9. Look at that! All the terms ($3x^2$, $30x$, $27$, $3y^2$) are divisible by 3. Let's divide the entire equation by 3 to make it simpler:
0 / 3 = ($3x^2 + 30x + 27 + 3y^2$) / 3
0 = $x^2 + 10x + 9 + y^2$

10. We can rearrange the terms to make it look nicer, usually with the squared terms first:
$$x^2 + y^2 + 10x + 9 = 0$$
This equation describes all the points (x, y) that fit the rule! It's actually the equation of a circle!

Alternative answer

Answer: $(x+5)^2 + y^2 = 16$ Explain
This is a question about finding the path (or locus) of a point that follows a specific distance rule.

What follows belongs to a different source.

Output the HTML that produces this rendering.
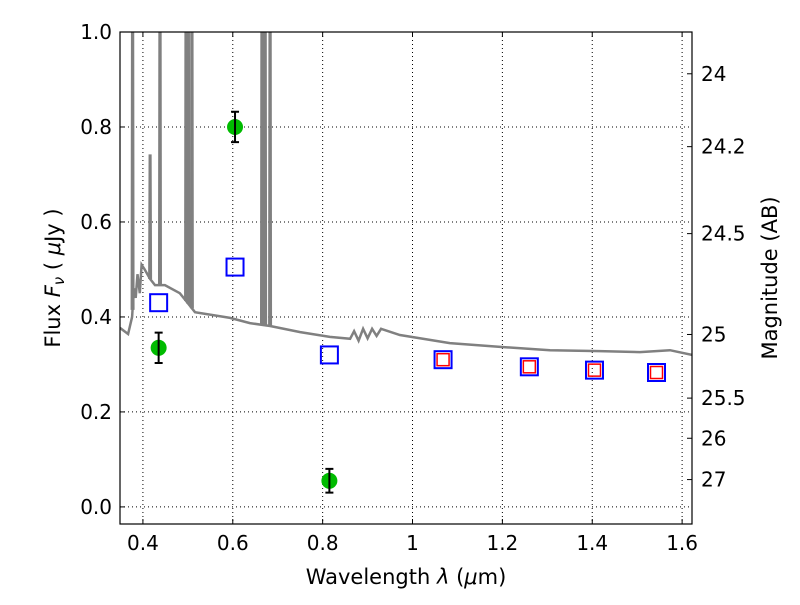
<!DOCTYPE html>
<html><head><meta charset="utf-8"><style>
body{margin:0;background:#fff}
svg text{font-family:"DejaVu Sans","Liberation Sans",sans-serif;font-size:20px;fill:#000}
</style></head><body>
<svg id="c" width="800" height="600"></svg>
<script>
const xTicks=[0.4,0.6,0.8,1.0,1.2,1.4,1.6];
const xTickLabels=["0.4","0.6","0.8","1","1.2","1.4","1.6"];
const yTicks=[0,0.2,0.4,0.6,0.8,1.0];
const yTickLabels=["0.0","0.2","0.4","0.6","0.8","1.0"];
const magTicks=[24,24.2,24.5,25,25.5,26,27];
const magLabels=["24","24.2","24.5","25","25.5","26","27"];
const specWave=[0.349,0.367,0.376,0.38,0.384,0.388,0.393,0.397,0.404,0.41,0.416,0.427,0.449,0.482,0.494,0.516,0.594,0.638,0.683,0.75,0.816,0.861,0.87,0.88,0.89,0.9,0.91,0.92,0.93,0.972,1.083,1.195,1.306,1.417,1.506,1.573,1.622];
const specFlux=[0.377,0.364,0.40,0.46,0.44,0.49,0.45,0.51,0.50,0.49,0.48,0.467,0.467,0.45,0.436,0.41,0.398,0.387,0.381,0.368,0.358,0.354,0.37,0.35,0.375,0.355,0.375,0.36,0.375,0.362,0.345,0.337,0.33,0.328,0.326,0.33,0.32];
const lineWave=[0.377,0.416,0.438,0.496,0.501,0.509,0.665,0.672,0.683];
const lineFlux=[1.2,0.74,1.2,1.2,1.2,1.2,1.2,1.2,1.2];
const obsWave=[0.435,0.605,0.815];
const obsFlux=[0.335,0.80,0.055];
const obsErr=[0.032,0.032,0.025];
const modelWave=[0.435,0.605,0.815,1.068,1.26,1.405,1.543];
const modelFlux=[0.43,0.505,0.32,0.31,0.295,0.288,0.283];
const irWave=[1.068,1.26,1.405,1.543];
const irFlux=[0.31,0.295,0.288,0.283];

const L=120,R=692,T=32,B=524,x0=0.349,x1=1.622,y0=-0.036,y1=1.0;
const X=v=>L+(v-x0)/(x1-x0)*(R-L);
const Y=v=>B-(v-y0)/(y1-y0)*(B-T);
const NS="http://www.w3.org/2000/svg";
const svg=document.getElementById('c');
function mk(t,a,p){const e=document.createElementNS(NS,t);for(const k in a)e.setAttribute(k,a[k]);(p||svg).appendChild(e);return e;}
const defs=mk('defs',{});const cp=mk('clipPath',{id:'cp'},defs);mk('rect',{x:L,y:T,width:R-L,height:B-T},cp);
const grid=mk('g',{});


xTicks.forEach((v,i)=>{
 mk('line',{x1:X(v),x2:X(v),y1:T,y2:B,stroke:'#000','stroke-dasharray':'1,3','stroke-width':1},grid);
 mk('line',{x1:X(v),x2:X(v),y1:B,y2:B-5,stroke:'#000'});mk('line',{x1:X(v),x2:X(v),y1:T,y2:T+5,stroke:'#000'});
 const t=mk('text',{x:X(v),y:B+26,'text-anchor':'middle'});t.textContent=xTickLabels[i];
 
 
});
yTicks.forEach((v,i)=>{
 mk('line',{x1:L,x2:R,y1:Y(v),y2:Y(v),stroke:'#000','stroke-dasharray':'1,3','stroke-width':1},grid);
 mk('line',{x1:L,x2:L+5,y1:Y(v),y2:Y(v),stroke:'#000'});
 const t=mk('text',{x:L-8,y:Y(v)+7,'text-anchor':'end'});t.textContent=yTickLabels[i];
 
 
});
magTicks.forEach((m,i)=>{
 const f=Math.pow(10,-(m-23.9)/2.5);
 mk('line',{x1:R,x2:R-5,y1:Y(f),y2:Y(f),stroke:'#000'});
 const t=mk('text',{x:R+9,y:Y(f)+7});t.textContent=magLabels[i];
 
 
});
const g=mk('g',{'clip-path':'url(#cp)'});
let d=specWave.map((w,i)=>(i?'L':'M')+X(w).toFixed(1)+','+Y(specFlux[i]).toFixed(1)).join('');
const sp=mk('path',{d,fill:'none',stroke:'#808080','stroke-width':2.5},g);


function contAt(w){for(let i=1;i<specWave.length;i++)if(w<=specWave[i]){const t=(w-specWave[i-1])/(specWave[i]-specWave[i-1]);return specFlux[i-1]+t*(specFlux[i]-specFlux[i-1]);}return specFlux[specFlux.length-1];}
lineWave.forEach((w,i)=>{
 const ln=mk('path',{d:`M${X(w-0.002)},${Y(contAt(w))}L${X(w-0.001)},${Y(lineFlux[i])}L${X(w+0.001)},${Y(lineFlux[i])}L${X(w+0.002)},${Y(contAt(w))}`,fill:'none',stroke:'#808080','stroke-width':2.2},g);
 
 
});
modelWave.forEach((w,i)=>{
 const r=mk('rect',{x:X(w)-8.5,y:Y(modelFlux[i])-8.5,width:17,height:17,fill:'none',stroke:'#0000ff','stroke-width':2},g);
 
 
});
irWave.forEach((w,i)=>{
 const r=mk('rect',{x:X(w)-6,y:Y(irFlux[i])-6,width:12,height:12,fill:'none',stroke:'#ff0000','stroke-width':1.5},g);
 
 
});
obsWave.forEach((w,i)=>{
 const c=mk('circle',{cx:X(w),cy:Y(obsFlux[i]),r:8,fill:'#00bb00'},g);
 
 
 const a=Y(obsFlux[i]+obsErr[i]),b=Y(obsFlux[i]-obsErr[i]),x=X(w);
 const e=mk('path',{d:`M${x},${a}V${b}M${x-4},${a}H${x+4}M${x-4},${b}H${x+4}`,stroke:'#000','stroke-width':2,fill:'none'},g);
 
 
});
mk('rect',{x:L,y:T,width:R-L,height:B-T,fill:'none',stroke:'#000','stroke-width':1.2});
let t=mk('text',{x:406,y:584,'text-anchor':'middle',style:'font-size:21px'});t.innerHTML='Wavelength  <tspan font-style="italic">λ</tspan> (<tspan font-style="italic">μ</tspan>m)';

t=mk('text',{x:60,y:278,'text-anchor':'middle',transform:'rotate(-90 60 278)',style:'font-size:21px'});t.innerHTML='Flux  <tspan font-style="italic">F<tspan font-size="15" dy="4">ν</tspan></tspan><tspan dy="-4">  ( </tspan><tspan font-style="italic">μ</tspan>Jy )';

t=mk('text',{x:777,y:278,'text-anchor':'middle',transform:'rotate(-90 777 278)',style:'font-size:21px'});t.textContent='Magnitude (AB)';

</script>
</body></html>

We use the distance formula and some algebraic steps to describe this path with an equation. . The solving step is:

Hey! This problem is like finding all the spots where a moving point could be, based on a special rule about its distance from two other fixed points. Let's call our moving point P(x, y). The two fixed points are A(3,0) and B(-3,0).

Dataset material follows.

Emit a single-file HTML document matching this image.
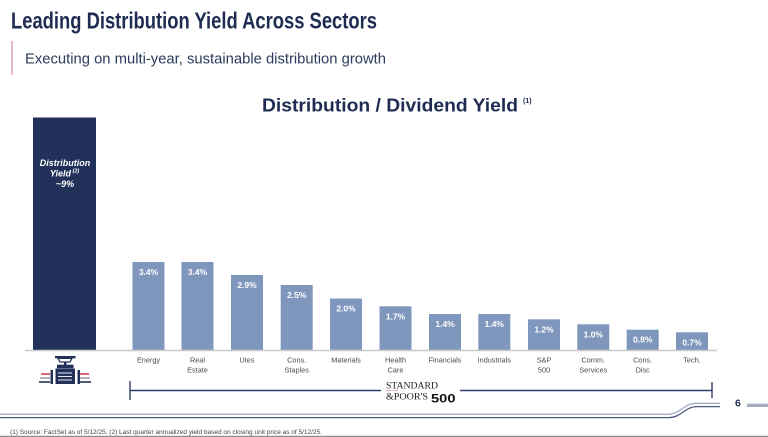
<!DOCTYPE html>
<html>
<head>
<meta charset="utf-8">
<style>
  html,body{margin:0;padding:0;background:#fff;}
  body{width:768px;height:437px;overflow:hidden;}
  svg{display:block;}
</style>
</head>
<body>
<svg width="768" height="437" viewBox="0 0 768 437" xmlns="http://www.w3.org/2000/svg" style="font-family:'Liberation Sans',sans-serif;">
  <rect width="768" height="437" fill="#fff"/>

  <!-- Title -->
  <text x="11" y="28.5" font-size="23.5" font-weight="bold" fill="#1f2c52" textLength="366" lengthAdjust="spacingAndGlyphs">Leading Distribution Yield Across Sectors</text>
  <line x1="12" y1="41" x2="12" y2="75" stroke="#d9868f" stroke-width="1.2"/>
  <text x="25" y="63.3" font-size="15" fill="#2b3a5c" textLength="361" lengthAdjust="spacingAndGlyphs">Executing on multi-year, sustainable distribution growth</text>

  <!-- Chart title -->
  <text x="262" y="111.7" font-size="18.5" font-weight="bold" fill="#1f2c52" textLength="256" lengthAdjust="spacingAndGlyphs">Distribution / Dividend Yield</text>
  <text x="523" y="103" font-size="7" font-weight="bold" fill="#1f2c52">(1)</text>

  <!-- Dark bar -->
  <rect x="33" y="117.5" width="63" height="232.5" fill="#22315a"/>
  <g font-size="9" font-weight="bold" font-style="italic" fill="#fff">
    <text x="65" y="166" text-anchor="middle">Distribution</text>
    <text x="71" y="176.5" text-anchor="end">Yield</text>
    <text x="72.5" y="172.5" font-size="5.5">(2)</text>
    <text x="65" y="187" text-anchor="middle">~9%</text>
  </g>

  <!-- Light bars -->
  <g fill="#7f97bd">
    <rect x="132.5" y="262" width="32" height="88"/>
    <rect x="181.5" y="262" width="32" height="88"/>
    <rect x="231" y="275" width="32" height="75"/>
    <rect x="280.7" y="285" width="32" height="65"/>
    <rect x="330" y="298.5" width="32" height="51.5"/>
    <rect x="379.5" y="306.3" width="32" height="43.7"/>
    <rect x="429" y="314" width="32" height="36"/>
    <rect x="478.3" y="314" width="32" height="36"/>
    <rect x="528" y="319.3" width="32" height="30.7"/>
    <rect x="577.3" y="324.3" width="32" height="25.7"/>
    <rect x="626.7" y="329.7" width="32" height="20.3"/>
    <rect x="676" y="332.3" width="32" height="17.7"/>
  </g>
  <g font-size="8.5" font-weight="bold" fill="#fff" text-anchor="middle">
    <text x="148.5" y="275">3.4%</text>
    <text x="197.5" y="275">3.4%</text>
    <text x="247" y="288">2.9%</text>
    <text x="296.7" y="298">2.5%</text>
    <text x="346" y="311.5">2.0%</text>
    <text x="395.5" y="319.3">1.7%</text>
    <text x="445" y="327">1.4%</text>
    <text x="494.3" y="327">1.4%</text>
    <text x="544" y="332.3">1.2%</text>
    <text x="593.3" y="337.3">1.0%</text>
    <text x="642.7" y="342.7">0.8%</text>
    <text x="692" y="345.3">0.7%</text>
  </g>

  <!-- Axis -->
  <line x1="25" y1="350.5" x2="717" y2="350.5" stroke="#c9c9c9" stroke-width="1.5"/>

  <!-- Category labels -->
  <g font-size="7.3" fill="#4a4a4a" text-anchor="middle">
    <text x="148.5" y="362.3">Energy</text>
    <text x="197.5" y="362.3">Real</text>
    <text x="197.5" y="372.3">Estate</text>
    <text x="247" y="362.3">Utes</text>
    <text x="296.7" y="362.3">Cons.</text>
    <text x="296.7" y="372.3">Staples</text>
    <text x="346" y="362.3">Materials</text>
    <text x="395.5" y="362.3">Health</text>
    <text x="395.5" y="372.3">Care</text>
    <text x="445" y="362.3">Financials</text>
    <text x="494.3" y="362.3">Industrials</text>
    <text x="544" y="362.3">S&amp;P</text>
    <text x="544" y="372.3">500</text>
    <text x="593.3" y="362.3">Comm.</text>
    <text x="593.3" y="372.3">Services</text>
    <text x="642.7" y="362.3">Cons.</text>
    <text x="642.7" y="372.3">Disc</text>
    <text x="692" y="362.3">Tech.</text>
  </g>

  <!-- Valve icon -->
  <g>
    <rect x="55" y="356" width="20.5" height="2.3" fill="#22315a"/>
    <path d="M58 358.3 L72 358.3 L70 362 L60 362 Z" fill="none" stroke="#22315a" stroke-width="1.3"/>
    <rect x="64" y="361.5" width="2.5" height="3.5" fill="#22315a"/>
    <rect x="57" y="364.7" width="16.5" height="3.5" fill="#22315a"/>
    <rect x="55.5" y="368.5" width="19.5" height="15.5" fill="#22315a"/>
    <line x1="58" y1="373" x2="72" y2="373" stroke="#fff" stroke-width="0.9"/>
    <line x1="58" y1="376.5" x2="72" y2="376.5" stroke="#fff" stroke-width="0.9"/>
    <line x1="58" y1="380" x2="72" y2="380" stroke="#fff" stroke-width="0.9"/>
    <rect x="50.5" y="370" width="2.5" height="14" fill="#22315a"/>
    <rect x="77.5" y="370" width="2.5" height="14" fill="#22315a"/>
    <line x1="41" y1="374" x2="50" y2="374" stroke="#d0454f" stroke-width="1.6"/>
    <line x1="40" y1="378" x2="50" y2="378" stroke="#9aa0ad" stroke-width="1.6"/>
    <line x1="39" y1="382" x2="50" y2="382" stroke="#22315a" stroke-width="1.6"/>
    <line x1="80" y1="374" x2="89" y2="374" stroke="#d0454f" stroke-width="1.6"/>
    <line x1="80" y1="378" x2="90" y2="378" stroke="#9aa0ad" stroke-width="1.6"/>
    <line x1="80" y1="382" x2="91" y2="382" stroke="#22315a" stroke-width="1.6"/>
  </g>

  <!-- S&P bracket -->
  <g stroke="#2e3d63" stroke-width="1.4">
    <line x1="130" y1="381" x2="130" y2="400"/>
    <line x1="130" y1="390.5" x2="381" y2="390.5"/>
    <line x1="460" y1="390.5" x2="712" y2="390.5"/>
    <line x1="712" y1="382" x2="712" y2="398"/>
  </g>
  <text x="386" y="388.5" style="font-family:'Liberation Serif',serif;" font-size="9" fill="#222" textLength="52" lengthAdjust="spacingAndGlyphs">STANDARD</text>
  <text x="386" y="399.3" style="font-family:'Liberation Serif',serif;" font-size="9" fill="#222" textLength="42" lengthAdjust="spacingAndGlyphs">&amp;POOR'S</text>
  <line x1="386" y1="390.7" x2="398" y2="390.7" stroke="#d9868f" stroke-width="0.6"/>
  <text x="431" y="402.3" font-size="11.5" font-weight="bold" fill="#111" textLength="24.5" lengthAdjust="spacingAndGlyphs">500</text>

  <!-- Pipeline double line -->
  <path d="M0 414.3 L668 414.3 C680 414.3 684 403.3 696 403.3 L720 403.3" fill="none" stroke="#a7b0c6" stroke-width="1.3"/>
  <path d="M0 417.6 L669 417.6 C681 417.6 685 406.6 697 406.6 L720 406.6" fill="none" stroke="#4d5a7e" stroke-width="1.3"/>
  <text x="735" y="406.5" font-size="10.5" font-weight="bold" fill="#1f2c52">6</text>
  <line x1="747" y1="404.3" x2="768" y2="404.3" stroke="#a7b0c6" stroke-width="1.3"/>
  <line x1="747" y1="406" x2="768" y2="406" stroke="#4d5a7e" stroke-width="1"/>

  <!-- Footnote -->
  <text x="10" y="434" font-size="6.3" fill="#444" textLength="312" lengthAdjust="spacingAndGlyphs">(1) Source: FactSet as of 5/12/25. (2) Last quarter annualized yield based on closing unit price as of 5/12/25.</text>

  <!-- Bottom edge -->
  <rect x="0" y="435.8" width="768" height="1.2" fill="#8a8a8a"/>
</svg>
</body>
</html>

1. **Understand the rule:** The problem says that the distance from P to A is *always twice* the distance from P to B. We can write this as: Distance(P, A) = 2 * Distance(P, B).

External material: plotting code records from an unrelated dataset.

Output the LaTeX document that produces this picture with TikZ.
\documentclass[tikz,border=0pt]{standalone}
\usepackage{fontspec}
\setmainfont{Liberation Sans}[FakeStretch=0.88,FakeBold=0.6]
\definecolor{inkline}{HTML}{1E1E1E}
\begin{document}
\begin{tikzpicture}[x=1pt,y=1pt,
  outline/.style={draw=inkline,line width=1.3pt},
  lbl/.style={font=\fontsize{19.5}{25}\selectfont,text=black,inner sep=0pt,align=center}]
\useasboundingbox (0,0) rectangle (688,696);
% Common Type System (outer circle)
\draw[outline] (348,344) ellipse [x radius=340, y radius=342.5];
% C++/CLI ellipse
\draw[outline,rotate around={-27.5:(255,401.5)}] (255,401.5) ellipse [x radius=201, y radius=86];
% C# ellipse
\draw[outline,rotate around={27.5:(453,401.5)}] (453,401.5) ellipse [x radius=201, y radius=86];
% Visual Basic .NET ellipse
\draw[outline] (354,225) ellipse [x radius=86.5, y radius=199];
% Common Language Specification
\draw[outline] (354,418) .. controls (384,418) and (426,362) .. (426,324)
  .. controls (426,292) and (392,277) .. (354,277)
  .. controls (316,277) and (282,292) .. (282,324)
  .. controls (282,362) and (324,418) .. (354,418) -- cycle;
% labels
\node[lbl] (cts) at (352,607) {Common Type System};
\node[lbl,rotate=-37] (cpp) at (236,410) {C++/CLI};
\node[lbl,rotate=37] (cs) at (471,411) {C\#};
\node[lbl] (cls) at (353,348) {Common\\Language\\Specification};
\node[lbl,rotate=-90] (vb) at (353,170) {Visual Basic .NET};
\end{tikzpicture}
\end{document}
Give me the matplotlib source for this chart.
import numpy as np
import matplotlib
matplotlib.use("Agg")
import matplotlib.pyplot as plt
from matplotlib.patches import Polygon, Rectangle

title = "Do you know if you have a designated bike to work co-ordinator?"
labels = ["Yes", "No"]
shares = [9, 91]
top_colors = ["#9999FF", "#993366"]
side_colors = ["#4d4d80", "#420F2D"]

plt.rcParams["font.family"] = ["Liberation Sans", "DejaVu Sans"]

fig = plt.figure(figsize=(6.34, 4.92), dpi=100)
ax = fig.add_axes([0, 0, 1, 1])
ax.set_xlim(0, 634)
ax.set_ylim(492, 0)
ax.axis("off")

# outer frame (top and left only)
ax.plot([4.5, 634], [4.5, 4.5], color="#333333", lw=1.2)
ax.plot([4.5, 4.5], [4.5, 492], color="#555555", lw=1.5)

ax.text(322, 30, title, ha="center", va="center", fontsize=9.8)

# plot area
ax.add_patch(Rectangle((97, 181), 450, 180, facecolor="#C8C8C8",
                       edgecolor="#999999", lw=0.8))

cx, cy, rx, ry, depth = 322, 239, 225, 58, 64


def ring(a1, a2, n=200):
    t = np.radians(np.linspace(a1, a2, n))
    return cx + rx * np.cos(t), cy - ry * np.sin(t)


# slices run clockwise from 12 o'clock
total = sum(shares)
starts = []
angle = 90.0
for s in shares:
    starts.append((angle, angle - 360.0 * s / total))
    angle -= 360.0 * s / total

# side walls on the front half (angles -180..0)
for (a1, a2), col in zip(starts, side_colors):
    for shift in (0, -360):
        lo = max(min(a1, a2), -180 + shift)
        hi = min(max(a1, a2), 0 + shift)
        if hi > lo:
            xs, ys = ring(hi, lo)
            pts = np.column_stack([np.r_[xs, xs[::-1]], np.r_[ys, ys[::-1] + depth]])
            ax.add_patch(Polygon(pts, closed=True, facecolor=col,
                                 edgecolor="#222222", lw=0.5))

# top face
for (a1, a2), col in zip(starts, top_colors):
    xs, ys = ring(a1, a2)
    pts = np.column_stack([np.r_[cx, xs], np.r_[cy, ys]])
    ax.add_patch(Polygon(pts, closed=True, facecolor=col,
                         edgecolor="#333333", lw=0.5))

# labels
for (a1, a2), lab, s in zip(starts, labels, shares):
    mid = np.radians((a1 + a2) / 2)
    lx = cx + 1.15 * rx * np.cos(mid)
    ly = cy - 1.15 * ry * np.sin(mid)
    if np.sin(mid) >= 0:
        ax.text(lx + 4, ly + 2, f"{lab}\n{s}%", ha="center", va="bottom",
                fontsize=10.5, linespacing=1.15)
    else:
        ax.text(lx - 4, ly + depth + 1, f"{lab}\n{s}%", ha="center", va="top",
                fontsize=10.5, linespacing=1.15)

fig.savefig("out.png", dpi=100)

2. **Use the distance formula:** To find the distance between two points, we use a cool formula that comes from the Pythagorean theorem!
* Distance(P, A) is $\sqrt{(x-3)^2 + (y-0)^2}$
* Distance(P, B) is $\sqrt{(x-(-3))^2 + (y-0)^2}$ which simplifies to $\sqrt{(x+3)^2 + y^2}$

3. **Set up the equation:** Now, let's put these into our rule:
$\sqrt{(x-3)^2 + y^2} = 2 \sqrt{(x+3)^2 + y^2}$

4. **Get rid of the square roots:** Square roots can be a bit messy, so let's get rid of them! If we square both sides of the equation, the square roots disappear. Just remember to square the '2' on the right side too!
$(\sqrt{(x-3)^2 + y^2})^2 = (2 \sqrt{(x+3)^2 + y^2})^2$
$(x-3)^2 + y^2 = 4((x+3)^2 + y^2)$

5. **Expand and simplify:** Let's open up those squared terms. Remember $(a-b)^2 = a^2 - 2ab + b^2$ and $(a+b)^2 = a^2 + 2ab + b^2$.
$(x^2 - 6x + 9) + y^2 = 4(x^2 + 6x + 9 + y^2)$
$x^2 - 6x + 9 + y^2 = 4x^2 + 24x + 36 + 4y^2$

6. **Move everything to one side:** Let's gather all the x terms, y terms, and numbers together on one side to make it look neat. It's usually good to keep the $x^2$ and $y^2$ terms positive, so let's move everything to the right side of the equation:
$0 = (4x^2 - x^2) + (24x + 6x) + (36 - 9) + (4y^2 - y^2)$
$0 = 3x^2 + 30x + 27 + 3y^2$

7. **Make it even simpler:** Look at the numbers in front of each term (the coefficients): 3, 30, 27, and 3. They're all multiples of 3! We can divide the whole equation by 3 to make it super simple:
$0 = x^2 + 10x + 9 + y^2$

8. **Rearrange to standard form (optional, but good to know!):** Let's put it in a common order for equations of circles, where the $x^2$ and $y^2$ terms are together.
$x^2 + y^2 + 10x + 9 = 0$
If we want to find the center and radius of this circle, we can "complete the square" for the x-terms:
$(x^2 + 10x + 25) + y^2 + 9 - 25 = 0$ (We added and subtracted 25 to complete the square for $x^2+10x$)
$(x+5)^2 + y^2 = 16$

So, the equation for the path of the point is $(x+5)^2 + y^2 = 16$. This means the path is a circle!